The former Wolfe Street warehouse in Baltimore, Maryland’s historic Fell’s Point neighborhood has been transformed into Elms Fells Point (formally known as The Pennant) – a new multifamily, waterfront community. McLaren Engineering Group worked with architecture firm, Hord Coplan Macht and general contractors, Chesapeake Contracting Group to provide structural and marine engineering services for this part adaptive reuse, part new construction residential complex.
The 285-unit structure, developed by Elm Street Development, partially re-purposes the two-story Wolfe Street warehouse. The conversion created a parking garage, fitness center, residential entry, and storage space. Atop the existing structure, a three-story wood-framed vertical addition was erected. The add-on to the existing levels comprises studio, junior one-bedroom, one-bedroom, one-bedroom and den, and two-bedroom units. These residential units are set back from the existing warehouse parapet per the goals of the Fells Point Urban Renewal Plan and feature private terraces.
Part of the existing warehouse was razed and a 5-story, 307,500 sf wood-framed addition was erected on the existing foundations. The building houses a leasing center, main amenity space, and 23 new 4-story townhomes. McLaren designed the new construction at the razed existing building footprint to allow for the reuse of the foundations. The addition houses 20,000 sf of amenity space. This includes a courtyard, multiple community spaces, and lounges as well as a bike shop. Our team also developed drawings for a demolition bid package, to create room for this new space.
Additionally, McLaren designed new foundations for the proposed townhomes. The units reflect a modern use of similar styles found in the traditional rowhouse and industrial architecture in the historic district. Due to flood plain conditions caused by The Pennant’s close proximity to the water’s edge, one and two built-in rear car garages are on the ground level.

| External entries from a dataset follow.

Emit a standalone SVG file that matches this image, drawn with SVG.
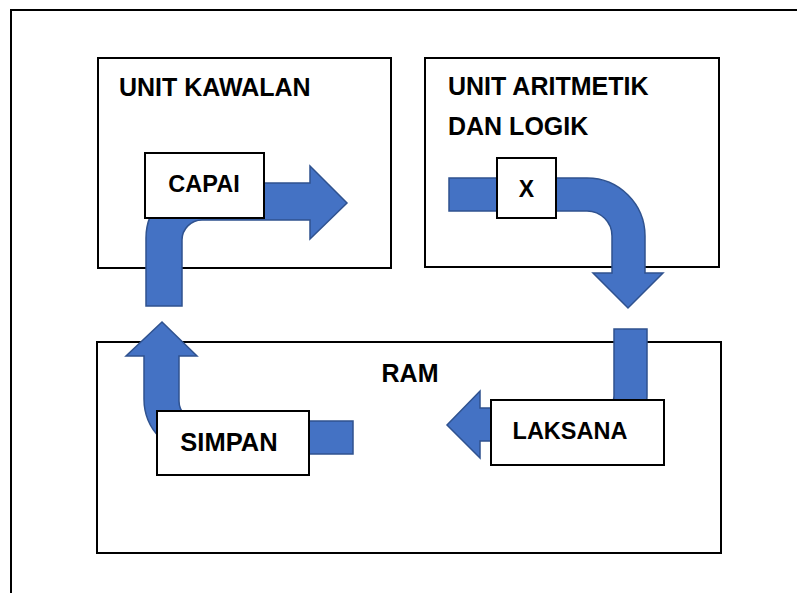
<svg xmlns="http://www.w3.org/2000/svg" width="797" height="593" viewBox="0 0 797 593">
  <style>
    .frame { fill: #ffffff; stroke: #000000; stroke-width: 2; }
    .box { fill: #ffffff; stroke: #000000; stroke-width: 2; }
    .arrow { fill: #4472C4; stroke: #2F528F; stroke-width: 1.5; stroke-linejoin: miter; }
    .t { font-family: "Liberation Sans", Arial, sans-serif; font-weight: bold; font-size: 25px; fill: #000000; }
    .c { text-anchor: middle; }
  </style>
  <rect width="797" height="593" fill="#ffffff"/>
  <rect class="frame" x="11" y="10" width="800" height="600"/>

  <g id="unit-kawalan">
    <rect class="box" x="98" y="58" width="293" height="210"/>
    <text class="t" x="119" y="96">UNIT KAWALAN</text>
  </g>
  <g id="unit-aritmetik">
    <rect class="box" x="425" y="58" width="294" height="209"/>
    <text class="t" x="448" y="95">UNIT ARITMETIK</text>
    <text class="t" x="448" y="135">DAN LOGIK</text>
  </g>
  <g id="ram">
    <rect class="box" x="97" y="342" width="624" height="211"/>
    <text class="t c" x="410" y="382">RAM</text>
  </g>

  <g id="connectors">
    <path class="arrow" d="M146,306 L146,238 A55,55 0 0 1 201,183 L310,183 L310,166 L347,203 L310,239 L310,220 L202,220 A20,20 0 0 0 182,240 L182,306 Z"/>
    <path class="arrow" d="M449,178 L587,178 A58,58 0 0 1 645,236 L645,273 L663,273 L628,308 L593,273 L612,273 L612,236 A25,25 0 0 0 587,211 L449,211 Z"/>
    <path class="arrow" d="M614,329 L647,329 L647,396 A45,45 0 0 1 602,441 L480,441 L480,458 L447,425 L480,391 L480,408 L602,408 A12,12 0 0 0 614,396 Z"/>
    <path class="arrow" d="M353,421 L353,454 L199,454 A55,55 0 0 1 144,399 L144,356 L126,356 L162,322 L197,356 L179,356 L179,401 A20,20 0 0 0 199,421 Z"/>
  </g>

  <g id="capai">
    <rect class="box" x="145" y="153" width="119" height="65"/>
    <text class="t c" x="204" y="192" style="font-size:23.5px">CAPAI</text>
  </g>
  <g id="x">
    <rect class="box" x="497" y="158" width="59" height="60"/>
    <text class="t c" x="526.5" y="197" style="font-size:23px">X</text>
  </g>
  <g id="simpan">
    <rect class="box" x="157" y="411" width="152" height="64"/>
    <text class="t c" x="229" y="451" style="font-size:25.5px">SIMPAN</text>
  </g>
  <g id="laksana">
    <rect class="box" x="491" y="400" width="173" height="65"/>
    <text class="t c" x="570" y="439" style="font-size:23.5px">LAKSANA</text>
  </g>
</svg>
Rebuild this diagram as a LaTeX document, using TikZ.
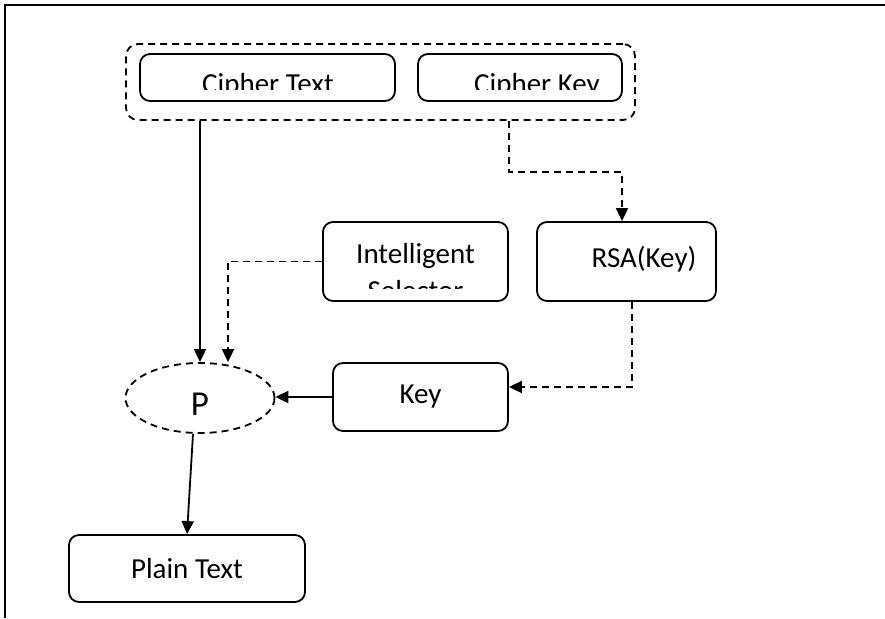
\documentclass[tikz,border=0pt]{standalone}
\usepackage{fontspec}
\setmainfont{Carlito}
\usetikzlibrary{shapes.geometric,arrows.meta,calc}
\begin{document}
\begin{tikzpicture}[x=1pt,y=-1pt,
box/.style={rectangle,draw,rounded corners=10pt,line width=1.8pt,inner sep=0pt},
boxtext/.style n args={3}{path picture={
    \clip ([yshift=12pt]path picture bounding box.south west) rectangle (path picture bounding box.north east);
    \node[draw=none,inner sep=0pt,anchor=base] at ([xshift=#2,yshift=#3]path picture bounding box.center) {#1};}},
flow/.style={line width=1.8pt,-{Triangle[length=13pt,width=12pt]}},
dflow/.style={flow,dash pattern=on 7pt off 5pt}]
\tikzstyle{every node}=[font=\fontsize{29}{35}\selectfont]
\useasboundingbox (0,0) rectangle (885,618);
\draw[line width=2.5pt] (885,5) -- (5,5) -- (5,618);
% inputs
\node[box,dash pattern=on 7pt off 5pt,rounded corners=12pt,minimum width=509pt,minimum height=76pt] (grp) at (380.5,82) {};
\node[box,minimum width=255pt,minimum height=47pt,boxtext={Cipher Text}{0.5pt}{-15.5pt}] (ct) at (267.5,77.5) {};
\node[box,minimum width=204pt,minimum height=47pt,boxtext={Cipher Key}{17pt}{-15.5pt}] (ck) at (520,77.5) {};
% middle row
\node[box,minimum width=185pt,minimum height=79pt,path picture={
    \clip ([yshift=13pt]path picture bounding box.south west) rectangle (path picture bounding box.north east);
    \node[draw=none,inner sep=0pt,anchor=base] (sel1) at ([yshift=-1.5pt]path picture bounding box.center) {Intelligent};
    \node[draw=none,inner sep=0pt,anchor=base] (sel2) at ([yshift=-39pt]path picture bounding box.center) {Selector};}] (sel) at (415.5,261.5) {};
\node[box,minimum width=179pt,minimum height=79pt,boxtext={RSA(Key)}{17.5pt}{-5.5pt}] (rsa) at (626.5,261.5) {};
% process
\node[ellipse,draw,line width=1.8pt,dash pattern=on 7pt off 5pt,inner sep=0pt,minimum width=149pt,minimum height=70pt,
  boxtext={\fontsize{35}{40}\selectfont P}{0pt}{-17pt}] (P) at (200,398) {};
\node[box,minimum width=175pt,minimum height=68pt] (key) at (420.5,397) {Key};
\node[box,minimum width=236pt,minimum height=67pt] (plain) at (187,568.5) {Plain Text};
% connectors
\draw[flow] (grp.south -| P.north) -- (P.north);
\draw[dflow] ($(ck.south |- grp.south)+(-11,0)$) -- ++(0,51) -| ([xshift=-4.5pt]rsa.north);
\draw[dflow] (sel.west) -| ([xshift=28pt]P.north);
\draw[dflow] ([xshift=5.5pt]rsa.south) |- ([yshift=10pt]key.east);
\draw[flow] (key.west) -- (key.west -| P.east);
\draw[flow] ([xshift=-7pt]P.south) -- (plain.north);
\end{tikzpicture}
\end{document}
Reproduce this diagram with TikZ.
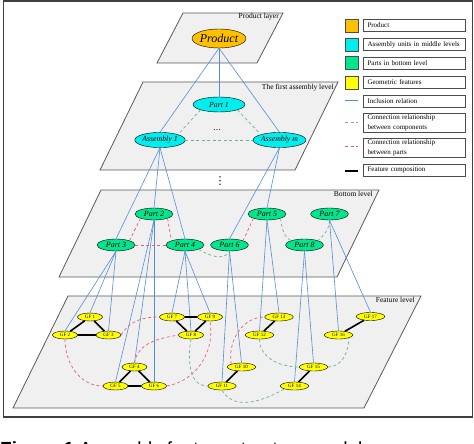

The urban community was built to National Green Building Standard (NGBS) Silver.
To determine how many units could be added to the existing building at 2001 Aliceanna Street without the need for significant structural modifications, McLaren conducted a feasibility study and condition assessment. Based on the findings, a design was developed that allowed the reuse of existing columns and foundations of the warehouse without significant modification.
It was important to the community to keep the feel of the building, so McLaren added new steel girts and braces to back up the existing facade. This preserved the building’s original character while securing the facade it in place.
Additionally, McLaren developed a schematic parking layout to allow for increased parking within the existing column layout. This plan enabled The Pennant to offer each residential unit at least 1 spot. The parking layout created 313 parking spaces instead of the 274 that had been previously proposed. This efficient parking layout also resulted in the ability to add additional amenity space.
The Pennant will also feature a refurbished bulkhead and public promenade, connecting the community to the Baltimore Harbor.
For this modern waterfront community, McLaren’s in-house P.E. divers performed above and under-water inspections. They analyzed approximately 350 linear feet of the bulkhead system and concrete platform lining the development. The team made recommendations to increase the longevity of the existing system and designed a new bulkhead system, reusing the existing tie-backs and piles. Reusing the piles instead of installing new ones saved approximately 150 new piles with a value of around $600,000.